Information provided
----
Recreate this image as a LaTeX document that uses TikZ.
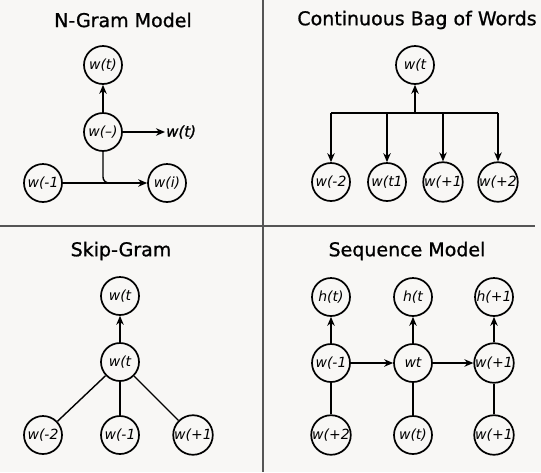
\documentclass[tikz,border=0pt]{standalone}
\usepackage{fontspec}
\setmainfont{DejaVu Sans}
\newfontfamily\titlefont[FakeBold=1.0]{DejaVu Sans}
\usetikzlibrary{arrows.meta}
\definecolor{bg}{RGB}{248,247,245}
\definecolor{divider}{RGB}{85,85,85}
\begin{document}
\begin{tikzpicture}[x=1pt,y=-1pt,
  wnode/.style={circle,draw=black,line width=1.7pt,fill=bg,minimum size=38pt,inner sep=0pt,
    font=\fontsize{14}{14}\selectfont\itshape},
  title/.style={font=\titlefont\fontsize{19}{19}\selectfont},
  arr/.style={line width=1.4pt,-{Stealth[length=9pt,width=7.5pt]}},
  ln/.style={line width=1.4pt},
  sep/.style={line width=1.4pt,draw=divider}]
\useasboundingbox (0,0) rectangle (541,472);
\fill[bg] (0,0) rectangle (541,472);
% dividers
\coordinate (vtop) at (263,0);
\coordinate (vbot) at (263,472);
\coordinate (hl) at (0,226);
\coordinate (hr) at (535,226);
\draw[sep] (vtop) -- (vbot);
\draw[sep] (hl) -- (hr);

% ---- N-Gram Model
\node[title] (t1) at (123,20) {N-Gram Model};
\node[wnode] (ng1) at (103,65) {w(t)};
\node[wnode] (ng2) at (103,132) {w(–)};
\node[font=\titlefont\fontsize{15}{15}\selectfont\itshape, anchor=west, inner sep=1pt] (ng3) at (165,132) {w(t)};
\node[wnode] (ng4) at (43,183) {w(-1};
\node[wnode] (ng5) at (167,183) {w(i)};
\draw[arr] (ng2) -- (ng1);
\draw[arr] (ng2) -- (ng3);
\draw[arr] (ng4) -- (ng5);
\draw[ln,rounded corners=6pt] (ng2.south) |- ([xshift=12pt]ng2.south |- ng5.center);

% ---- Continuous Bag of Words
\node[title] (t2) at (417,20) {Continuous Bag of Words};
\node[wnode] (cb0) at (415,65) {w(t};
\node[wnode] (cb1) at (331,182) {w(-2};
\node[wnode] (cb2) at (387,182) {w(t1};
\node[wnode] (cb3) at (443,182) {w(+1};
\node[wnode] (cb4) at (498,182) {w(+2};
\coordinate (bus0) at (415,113);
\coordinate (bus1) at (331,113);
\coordinate (bus2) at (387,113);
\coordinate (bus3) at (443,113);
\coordinate (bus4) at (498,113);
\draw[ln] (bus1) -- (bus4);
\draw[arr] (bus0) -- (cb0);
\draw[arr] (bus1) -- (cb1);
\draw[arr] (bus2) -- (cb2);
\draw[arr] (bus3) -- (cb3);
\draw[arr] (bus4) -- (cb4);

% ---- Skip-Gram
\node[title] (t3) at (121,251) {Skip-Gram};
\node[wnode] (sg0) at (120,296) {w(t};
\node[wnode] (sg1) at (120,362) {w(t};
\node[wnode] (sg2) at (43,435) {w(-2};
\node[wnode] (sg3) at (120,435) {w(-1};
\node[wnode] (sg4) at (193,435) {w(+1};
\draw[arr] (sg1) -- (sg0);
\draw[ln] (sg1) -- (sg2);
\draw[ln] (sg1) -- (sg3);
\draw[ln] (sg1) -- (sg4);

% ---- Sequence Model
\node[title] (t4) at (407,251) {Sequence Model};
\node[wnode] (h1) at (331,297) {h(t)};
\node[wnode] (h2) at (413,297) {h(t};
\node[wnode] (h3) at (494,297) {h(+1};
\node[wnode] (m1) at (331,363) {w(-1};
\node[wnode] (m2) at (413,363) {wt};
\node[wnode] (m3) at (494,363) {w(+1};
\node[wnode] (b1) at (331,435) {w(+2};
\node[wnode] (b2) at (413,435) {w(t)};
\node[wnode] (b3) at (494,435) {w(+1};
\draw[arr] (m1) -- (h1);
\draw[arr] (m2) -- (h2);
\draw[arr] (m3) -- (h3);
\draw[arr] (m1) -- (m2);
\draw[arr] (m2) -- (m3);
\draw[ln] (b1) -- (m1);
\draw[ln] (b2) -- (m2);
\draw[ln] (b3) -- (m3);
\end{tikzpicture}
\end{document}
----
Exercise directions
Transcribe all the data word for word; the images stay out.

Response below
Recreate this image as a LaTeX document that uses TikZ.
\documentclass[tikz,border=0pt]{standalone}
\usepackage{fontspec}
\setmainfont{DejaVu Sans}
\newfontfamily\titlefont[FakeBold=1.0]{DejaVu Sans}
\usetikzlibrary{arrows.meta}
\definecolor{bg}{RGB}{248,247,245}
\definecolor{divider}{RGB}{85,85,85}
\begin{document}
\begin{tikzpicture}[x=1pt,y=-1pt,
  wnode/.style={circle,draw=black,line width=1.7pt,fill=bg,minimum size=38pt,inner sep=0pt,
    font=\fontsize{14}{14}\selectfont\itshape},
  title/.style={font=\titlefont\fontsize{19}{19}\selectfont},
  arr/.style={line width=1.4pt,-{Stealth[length=9pt,width=7.5pt]}},
  ln/.style={line width=1.4pt},
  sep/.style={line width=1.4pt,draw=divider}]
\useasboundingbox (0,0) rectangle (541,472);
\fill[bg] (0,0) rectangle (541,472);
% dividers
\coordinate (vtop) at (263,0);
\coordinate (vbot) at (263,472);
\coordinate (hl) at (0,226);
\coordinate (hr) at (535,226);
\draw[sep] (vtop) -- (vbot);
\draw[sep] (hl) -- (hr);

% ---- N-Gram Model
\node[title] (t1) at (123,20) {N-Gram Model};
\node[wnode] (ng1) at (103,65) {w(t)};
\node[wnode] (ng2) at (103,132) {w(–)};
\node[font=\titlefont\fontsize{15}{15}\selectfont\itshape, anchor=west, inner sep=1pt] (ng3) at (165,132) {w(t)};
\node[wnode] (ng4) at (43,183) {w(-1};
\node[wnode] (ng5) at (167,183) {w(i)};
\draw[arr] (ng2) -- (ng1);
\draw[arr] (ng2) -- (ng3);
\draw[arr] (ng4) -- (ng5);
\draw[ln,rounded corners=6pt] (ng2.south) |- ([xshift=12pt]ng2.south |- ng5.center);

% ---- Continuous Bag of Words
\node[title] (t2) at (417,20) {Continuous Bag of Words};
\node[wnode] (cb0) at (415,65) {w(t};
\node[wnode] (cb1) at (331,182) {w(-2};
\node[wnode] (cb2) at (387,182) {w(t1};
\node[wnode] (cb3) at (443,182) {w(+1};
\node[wnode] (cb4) at (498,182) {w(+2};
\coordinate (bus0) at (415,113);
\coordinate (bus1) at (331,113);
\coordinate (bus2) at (387,113);
\coordinate (bus3) at (443,113);
\coordinate (bus4) at (498,113);
\draw[ln] (bus1) -- (bus4);
\draw[arr] (bus0) -- (cb0);
\draw[arr] (bus1) -- (cb1);
\draw[arr] (bus2) -- (cb2);
\draw[arr] (bus3) -- (cb3);
\draw[arr] (bus4) -- (cb4);

% ---- Skip-Gram
\node[title] (t3) at (121,251) {Skip-Gram};
\node[wnode] (sg0) at (120,296) {w(t};
\node[wnode] (sg1) at (120,362) {w(t};
\node[wnode] (sg2) at (43,435) {w(-2};
\node[wnode] (sg3) at (120,435) {w(-1};
\node[wnode] (sg4) at (193,435) {w(+1};
\draw[arr] (sg1) -- (sg0);
\draw[ln] (sg1) -- (sg2);
\draw[ln] (sg1) -- (sg3);
\draw[ln] (sg1) -- (sg4);

% ---- Sequence Model
\node[title] (t4) at (407,251) {Sequence Model};
\node[wnode] (h1) at (331,297) {h(t)};
\node[wnode] (h2) at (413,297) {h(t};
\node[wnode] (h3) at (494,297) {h(+1};
\node[wnode] (m1) at (331,363) {w(-1};
\node[wnode] (m2) at (413,363) {wt};
\node[wnode] (m3) at (494,363) {w(+1};
\node[wnode] (b1) at (331,435) {w(+2};
\node[wnode] (b2) at (413,435) {w(t)};
\node[wnode] (b3) at (494,435) {w(+1};
\draw[arr] (m1) -- (h1);
\draw[arr] (m2) -- (h2);
\draw[arr] (m3) -- (h3);
\draw[arr] (m1) -- (m2);
\draw[arr] (m2) -- (m3);
\draw[ln] (b1) -- (m1);
\draw[ln] (b2) -- (m2);
\draw[ln] (b3) -- (m3);
\end{tikzpicture}
\end{document}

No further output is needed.